General.   On July 13, 2017, in connection with settlement of the Exchange Offer and the issuance of the Notes, J.Crew Brand, LLC and J.Crew Brand Corp. (together, the "Notes Co-Issuers") and the Guarantors (as defined below) entered into (i) an indenture with U.S. Bank National Association, as Trustee and collateral agent, governing the terms of the Exchange Notes (the "Exchange Notes Indenture") and (ii) an indenture with the Trustee and U.S. Bank, as collateral agent, governing the terms of the New Money Notes (the "New Money Notes Indenture"), which is in substantially the same form as the Exchange Notes Indenture.

Interest Rate.   The Notes bear interest at a rate of 13% per annum, and interest is payable semi-annually on March 15 and September 15 of each year. The Notes mature on September 15, 2021.

Notes Guarantee.   The Notes are guaranteed by J.Crew Brand Intermediate, LLC, IPCo and J.Crew International Brand, LLC, each of which is a Delaware limited liability company and a wholly-owned indirect subsidiary of the Company (collectively, the "Guarantors," and each, a "Guarantor"). The PIK Notes Issuer also unconditionally guarantees the payment obligations of the Notes Co-Issuers and the Guarantors.

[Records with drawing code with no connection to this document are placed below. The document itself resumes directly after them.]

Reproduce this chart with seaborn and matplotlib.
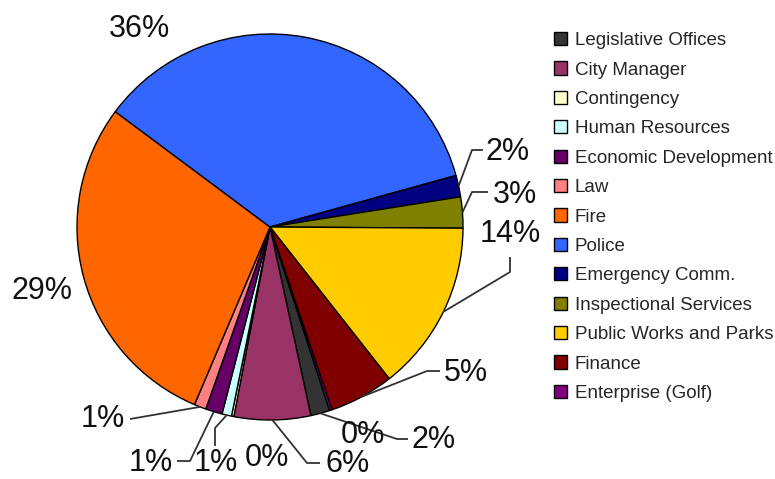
import matplotlib
matplotlib.use("Agg")
import matplotlib.pyplot as plt
from matplotlib.patches import Patch
import numpy as np
import seaborn as sns

sns.set_style("white")
plt.rcParams["font.family"] = ["Liberation Sans", "DejaVu Sans"]

categories = ["Legislative Offices", "City Manager", "Contingency", "Human Resources",
              "Economic Development", "Law", "Fire", "Police", "Emergency Comm.",
              "Inspectional Services", "Public Works and Parks", "Finance", "Enterprise (Golf)"]
values = [1.6, 6.4, 0.2, 0.8, 1.4, 1.0, 28.8, 35.5, 1.8, 2.6, 14.3, 5.4, 0.2]
colors = ["#333333", "#993366", "#FFFFCC", "#CCFFFF", "#660066", "#FF8080", "#FF6600",
          "#3366FF", "#000080", "#808000", "#FFCC00", "#800000", "#800080"]

W, H = 775, 479
fig = plt.figure(figsize=(W / 100, H / 100), dpi=100)
ax = fig.add_axes([0, 0, 1, 1])

cx, cy, R = 270, H - 227, 193
wedges, _ = ax.pie(values, colors=colors, startangle=-72, counterclock=False,
                   center=(cx, cy), radius=R, frame=False,
                   wedgeprops=dict(edgecolor="black", linewidth=1.0))
ax.set_xlim(0, W)
ax.set_ylim(0, H)
ax.set_aspect("equal")
ax.axis("off")

def img(x, y):
    return x, H - y

# label layout: text centre (image px), leader elbow, leader end (None = no leader)
layout = {
    "Legislative Offices": ((434, 440), (397, 439), (408, 439)),
    "City Manager": ((348, 464), (307, 463), (320, 463)),
    "Contingency": ((267, 458), None, None),
    "Human Resources": ((216, 463), (215, 428), (215, 446)),
    "Economic Development": ((151, 463), (190, 461), (177, 461)),
    "Law": ((103, 419), (130, 419), (130, 419)),
    "Fire": ((42, 291), None, None),
    "Police": ((139, 29), None, None),
    "Emergency Comm.": ((508, 152), (472, 150), (483, 150)),
    "Inspectional Services": ((515, 195), (472, 192), (488, 192)),
    "Public Works and Parks": ((510, 234), (510, 272), (510, 257)),
    "Finance": ((466, 373), (427, 371), (440, 371)),
    "Enterprise (Golf)": ((363, 435), None, None),
}

total = sum(values)
for w, cat, v in zip(wedges, categories, values):
    (tx, ty), elbow, end = layout[cat]
    ax.text(*img(tx, ty), f"{100 * v / total:.0f}%", ha="center", va="center",
            fontsize=22, color="#111111")
    if elbow is not None:
        mid = np.deg2rad((w.theta1 + w.theta2) / 2)
        ax0 = cx + R * np.cos(mid)
        ay0 = cy + R * np.sin(mid)
        ex, ey = img(*elbow)
        fx, fy = img(*end)
        ax.plot([ax0, ex, fx], [ay0, ey, fy], color="#333333", lw=1.3,
                solid_capstyle="butt")

handles = [Patch(facecolor=c, edgecolor="black", linewidth=1.0) for c in colors]
fig.legend(handles, categories, loc="upper left", bbox_to_anchor=(554 / W, 1 - 32 / H),
           frameon=False, fontsize=13.5, handlelength=0.7, handleheight=0.7,
           handletextpad=0.4, labelspacing=0.655, borderpad=0, borderaxespad=0)

fig.savefig("out.png", dpi=100)
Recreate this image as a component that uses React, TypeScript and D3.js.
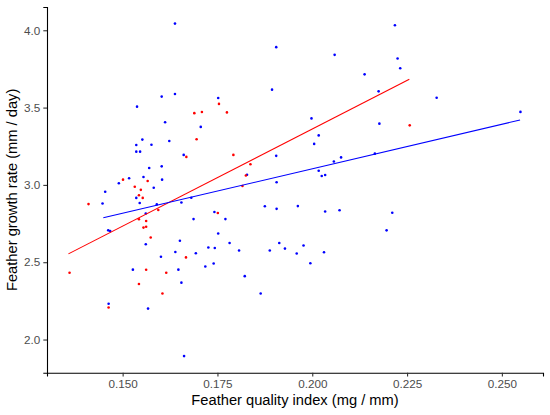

Exchange Notes Collateral.   The Exchange Notes and the guarantees thereof are general senior secured obligations of the Notes Co-Issuers and the Guarantors, secured on a first priority lien basis by the Initial Transferred IP and certain other assets of the Notes Co-Issuers and Guarantors, and on a second priority lien basis by the Additional Transferred IP, subject, in each case, to permitted liens under the Exchange Notes Indenture and that certain intercreditor agreement, entered into between the collateral agents on July 13, 2017.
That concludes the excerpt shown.